As Cliff’s resident backing band they had seven hits before their own individual success came. What made them so distinctive was the sound that came from Hank's red Fender guitar. Cliff had unwittingly brought it back for a US trip and Marvin made it his own. Hank was probably the first real guitar hero in the UK being much younger than Bert Weeden he appealed to the kids with his horn rimmed glasses (Buddy Holly style). It also gave hope and encouragement to all short sighted musicians who dreamt of rock’n’roll fame, including a young John Lennon. Jet Harris was certainly the most charismatic bass player around with the exception of Paul McCartney. Harris was asked to join the Shadows because he was one of the few people outside the US to own a new electric bass guitar. The Shadows had a stage presence with a walk to prove it and developed their famous shuffle to add more visual interest to their live act with Cliff.



The hits kept on coming including FBI (1961), Frightened City (1961), and The Savage (1961) and Sleepwalk (1961).











Wonderful Land (1962) was the first time the band used other instruments and incorporated strings. To the purists at the time this was considered a sellout.

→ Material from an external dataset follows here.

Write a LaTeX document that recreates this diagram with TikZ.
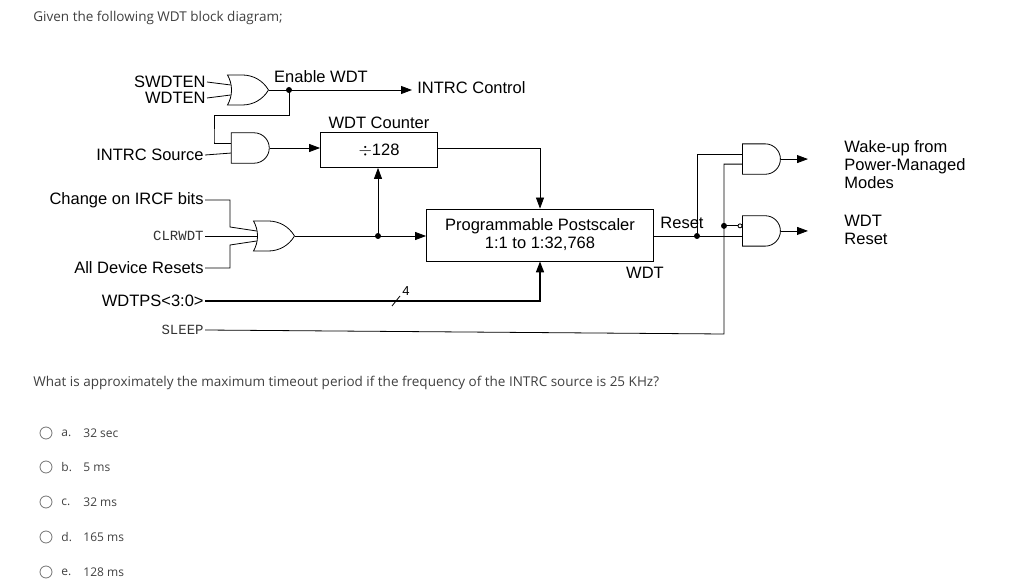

When Jet Harris and Tony Meehan left the Shadows to pursue careers as a duo they had a couple of hits before Jet was involved in a horrendous car accident which he never fully recovered from and eventually left show business. Tony Meehan went on to a career as a record producer.



Brian Bennett took over percussion and a new bass player Brian Liquorice Locking joined the lineup briefly before being replaced by John Rostill. New sounds were incorporated, this time trumpets and many foresaw the end of the Shadows. Hank Marvin wrote Dance on with heavy orchestration and this was the first of their songs not to reach the top ten. An interesting irony was the single was displaced at the top of the charts by Diamonds played by Jet Harris and Tony Meehan.



Differences of musical opinion meant the Shadows moved into cabaret fearing they could no longer compete with the beat generation. The rise and fall of Fingel Bunt (1964) was written by the band this time with Brian Bennett and Rostill.



A brief return to the charts was short lived and the Shadows after 1965 no longer made it into the record charts. After three years doing cabaret and television and stage work Bruce Welsh left the group in 1968 and the band decided to call it a day. Tragedy struck when John Rostill was electrocuted in 1973 but the Shadows reformed to enter the Eurovision Song Contest with 'Let Me Be The One' which also gave them their first chart entry of the decade.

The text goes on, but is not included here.